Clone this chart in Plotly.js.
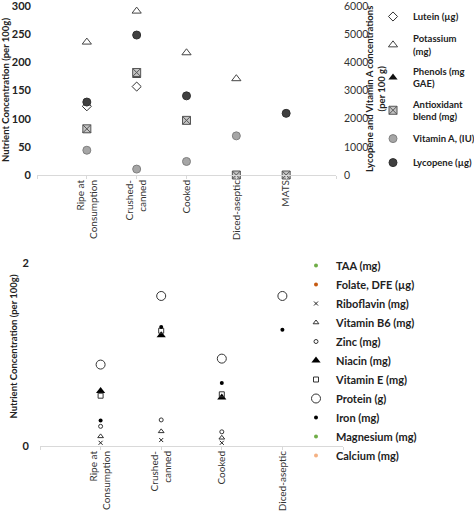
<!DOCTYPE html>
<html>
<head>
<meta charset="utf-8">
<script src="https://cdn.plot.ly/plotly-3.0.1.min.js"></script>
<style>html,body{margin:0;padding:0;background:#fff;}#chart{width:474px;height:515px;}</style>
</head>
<body>
<div id="chart"></div>
<script>
// ---- Top chart data ----
var topCategories = ['Ripe at<br>Consumption', 'Crushed-<br>canned', 'Cooked', 'Diced-aseptic', 'MATS'];
var lutein = [122, 157, null, null, null];
var potassium = [236, 291, 217, 171, null];
var phenols = [79, 176, 94, null, null];
var antioxidant = [82, 182, 97, 0, 0];
var vitaminA = [880, 210, 480, 1390, null];
var lycopene = [2590, 4970, 2810, null, 2190];
var topLeftTicks = [0, 50, 100, 150, 200, 250, 300];
var topRightTicks = [0, 1000, 2000, 3000, 4000, 5000, 6000];

// ---- Bottom chart data ----
var bottomCategories = ['Ripe at<br>Consumption', 'Crushed-<br>canned', 'Cooked', 'Diced-aseptic'];
var taa = [null, null, null, null];
var folate = [null, null, null, null];
var riboflavin = [0.035, 0.065, 0.035, null];
var vitaminB6 = [0.105, 0.16, 0.09, null];
var zinc = [0.215, 0.285, 0.155, null];
var niacin = [0.60, 1.21, 0.53, null];
var vitaminE = [0.55, 1.26, 0.565, null];
var protein = [0.89, 1.64, 0.955, 1.64];
var iron = [0.28, 1.30, 0.69, 1.27];
var magnesium = [null, null, null, null];
var calcium = [null, null, null, null];
var bottomTicks = [0, 2];

var W = 474, H = 515;
function px(x) { return x / W; }
function py(y) { return 1 - y / H; }

var topX = topCategories.map(function (c, i) { return i + 1; });
var botX = bottomCategories.map(function (c, i) { return i + 1; });

var FONT = 'Lato, "Liberation Sans", sans-serif';
var traces = [];
var gi = 0;
function topTrace(name, ys, marker, yaxis) {
  gi += 1;
  traces.push({type: 'scatter', mode: 'markers', name: name, x: topX, y: ys, legendgroup: 'g' + gi,
    xaxis: 'x', yaxis: yaxis || 'y', marker: marker, cliponaxis: false, legend: 'legend'});
}
function botTrace(name, ys, marker) {
  traces.push({type: 'scatter', mode: 'markers', name: name, x: botX, y: ys,
    xaxis: 'x2', yaxis: 'y3', marker: marker, cliponaxis: false, legend: 'legend2'});
}

topTrace('Lutein (µg)', lutein, {symbol: 'diamond-open', size: 7, color: '#333', line: {width: 1}});
topTrace('Potassium<br>(mg)', potassium, {symbol: 'triangle-up-open', size: 8, color: '#444', line: {width: 1}});
topTrace('Phenols (mg<br>GAE)', phenols, {symbol: 'triangle-up', size: 8, color: '#111'});
topTrace('Antioxidant<br>blend (mg)', antioxidant, {symbol: 'square-x', size: 8, color: '#c4c4c4', line: {color: '#555', width: 1}});
topTrace('Vitamin A, (IU)', vitaminA, {symbol: 'circle', size: 8, color: '#a6a6a6', line: {color: '#808080', width: 1}}, 'y2');
topTrace('Lycopene (µg)', lycopene, {symbol: 'circle', size: 8, color: '#404040', line: {color: '#303030', width: 1}}, 'y2');

botTrace('TAA (mg)', taa, {symbol: 'circle', size: 4, color: '#70ad47'});
botTrace('Folate, DFE (µg)', folate, {symbol: 'circle', size: 4, color: '#c55a11'});
botTrace('Riboflavin (mg)', riboflavin, {symbol: 'x-thin-open', size: 4, color: '#222', line: {width: 1, color: '#222'}});
botTrace('Vitamin B6 (mg)', vitaminB6, {symbol: 'triangle-up-open', size: 5, color: '#333', line: {width: 1}});
botTrace('Zinc (mg)', zinc, {symbol: 'circle-open', size: 4, color: '#333', line: {width: 1}});
botTrace('Niacin (mg)', niacin, {symbol: 'triangle-up', size: 8, color: '#000'});
botTrace('Vitamin E (mg)', vitaminE, {symbol: 'square-open', size: 5, color: '#333', line: {width: 1}});
botTrace('Protein (g)', protein, {symbol: 'circle-open', size: 9, color: '#333', line: {width: 1}});
botTrace('Iron (mg)', iron, {symbol: 'circle', size: 4, color: '#000'});
botTrace('Magnesium (mg)', magnesium, {symbol: 'circle', size: 4, color: '#70ad47'});
botTrace('Calcium (mg)', calcium, {symbol: 'circle', size: 4, color: '#f4b183'});

var tickFontBold = {family: FONT, size: 11, color: '#222', weight: 'bold'};
var tickFontReg = {family: FONT, size: 10.5, color: '#333'};
var catFont = {family: FONT, size: 10, color: '#333'};
var EPS = 1.0002;

var layout = {
  width: W, height: H,
  margin: {l: 0, r: 0, t: 0, b: 0, autoexpand: false},
  paper_bgcolor: '#fff', plot_bgcolor: 'rgba(0,0,0,0)',
  font: {family: FONT},
  xaxis: {domain: [px(37), px(336)], anchor: 'y', range: [0, 6], tickmode: 'array',
    tickvals: topX, ticktext: topCategories, tickangle: -90, tickfont: catFont,
    showgrid: false, zeroline: false, showline: true, linecolor: '#d9d9d9', linewidth: 1,
    ticks: '', minor: {dtick: 1, tick0: 0, ticks: 'outside', ticklen: 3, tickcolor: '#d9d9d9', showgrid: false}},
  yaxis: {domain: [py(175), py(6)], anchor: 'x', range: [0, 300 * EPS], tickmode: 'array', tickvals: topLeftTicks,
    tickfont: tickFontBold, showgrid: false, zeroline: false, showline: false, ticks: '', ticklabelstandoff: 5,
    ticklabeloverflow: 'allow'},
  yaxis2: {overlaying: 'y', side: 'right', anchor: 'x', range: [0, 6000 * EPS], tickmode: 'array', tickvals: topRightTicks,
    tickfont: tickFontReg, showgrid: false, zeroline: false, showline: false, ticks: '', ticklabelstandoff: 7,
    ticklabeloverflow: 'allow'},
  xaxis2: {domain: [px(40), px(343)], anchor: 'y3', range: [0, 5], tickmode: 'array',
    tickvals: botX, ticktext: bottomCategories, tickangle: -90, tickfont: catFont,
    showgrid: false, zeroline: false, showline: true, linecolor: '#d9d9d9', linewidth: 1,
    ticks: '', minor: {dtick: 1, tick0: 0, ticks: 'outside', ticklen: 3, tickcolor: '#d9d9d9', showgrid: false}},
  yaxis3: {domain: [py(446), py(263)], anchor: 'x2', range: [0, 2 * EPS], tickmode: 'array', tickvals: bottomTicks,
    tickfont: tickFontBold, showgrid: false, zeroline: false, showline: false, ticks: '', ticklabelstandoff: 10,
    ticklabeloverflow: 'allow'},
  legend: {x: px(373), y: py(2), xanchor: 'left', yanchor: 'top', bgcolor: 'rgba(0,0,0,0)', tracegroupgap: 5,
    font: {family: FONT, size: 9.5, color: '#222', weight: 'bold'}, itemclick: false},
  legend2: {x: px(296), y: py(251), xanchor: 'left', yanchor: 'top', bgcolor: 'rgba(0,0,0,0)',
    font: {family: FONT, size: 11, color: '#222', weight: 'bold'}, itemclick: false},
  annotations: [
    {text: 'Nutrient Concentration (per 100g)', xref: 'paper', yref: 'paper', x: px(5), y: py(90),
      xanchor: 'center', yanchor: 'middle',
      textangle: -90, showarrow: false, font: {family: FONT, size: 9.5, color: '#222', weight: 'bold'}},
    {text: 'Lycopene and Vitamin A concentrations<br>(per 100 g)', xref: 'paper', yref: 'paper', x: px(375), y: py(89),
      xanchor: 'center', yanchor: 'middle',
      textangle: -90, showarrow: false, font: {family: FONT, size: 9.5, color: '#222', weight: 'bold'}},
    {text: 'Nutrient Concentration (per 100g)', xref: 'paper', yref: 'paper', x: px(12.5), y: py(347),
      xanchor: 'center', yanchor: 'middle',
      textangle: -90, showarrow: false, font: {family: FONT, size: 9.5, color: '#222', weight: 'bold'}}
  ],
  showlegend: true
};

Plotly.newPlot('chart', traces, layout, {staticPlot: true, displayModeBar: false});
</script>
</body>
</html>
+--
> [Exercise instructions]: Write out exactly the opening lines of the data, stopping after the line that holds "var botX = bottomCategories.map(function". Exclude pictures.

> [Result of the exercise]:
Clone this chart in Plotly.js.
<!DOCTYPE html>
<html>
<head>
<meta charset="utf-8">
<script src="https://cdn.plot.ly/plotly-3.0.1.min.js"></script>
<style>html,body{margin:0;padding:0;background:#fff;}#chart{width:474px;height:515px;}</style>
</head>
<body>
<div id="chart"></div>
<script>
// ---- Top chart data ----
var topCategories = ['Ripe at<br>Consumption', 'Crushed-<br>canned', 'Cooked', 'Diced-aseptic', 'MATS'];
var lutein = [122, 157, null, null, null];
var potassium = [236, 291, 217, 171, null];
var phenols = [79, 176, 94, null, null];
var antioxidant = [82, 182, 97, 0, 0];
var vitaminA = [880, 210, 480, 1390, null];
var lycopene = [2590, 4970, 2810, null, 2190];
var topLeftTicks = [0, 50, 100, 150, 200, 250, 300];
var topRightTicks = [0, 1000, 2000, 3000, 4000, 5000, 6000];

// ---- Bottom chart data ----
var bottomCategories = ['Ripe at<br>Consumption', 'Crushed-<br>canned', 'Cooked', 'Diced-aseptic'];
var taa = [null, null, null, null];
var folate = [null, null, null, null];
var riboflavin = [0.035, 0.065, 0.035, null];
var vitaminB6 = [0.105, 0.16, 0.09, null];
var zinc = [0.215, 0.285, 0.155, null];
var niacin = [0.60, 1.21, 0.53, null];
var vitaminE = [0.55, 1.26, 0.565, null];
var protein = [0.89, 1.64, 0.955, 1.64];
var iron = [0.28, 1.30, 0.69, 1.27];
var magnesium = [null, null, null, null];
var calcium = [null, null, null, null];
var bottomTicks = [0, 2];

var W = 474, H = 515;
function px(x) { return x / W; }
function py(y) { return 1 - y / H; }

var topX = topCategories.map(function (c, i) { return i + 1; });
var botX = bottomCategories.map(function (c, i) { return i + 1; });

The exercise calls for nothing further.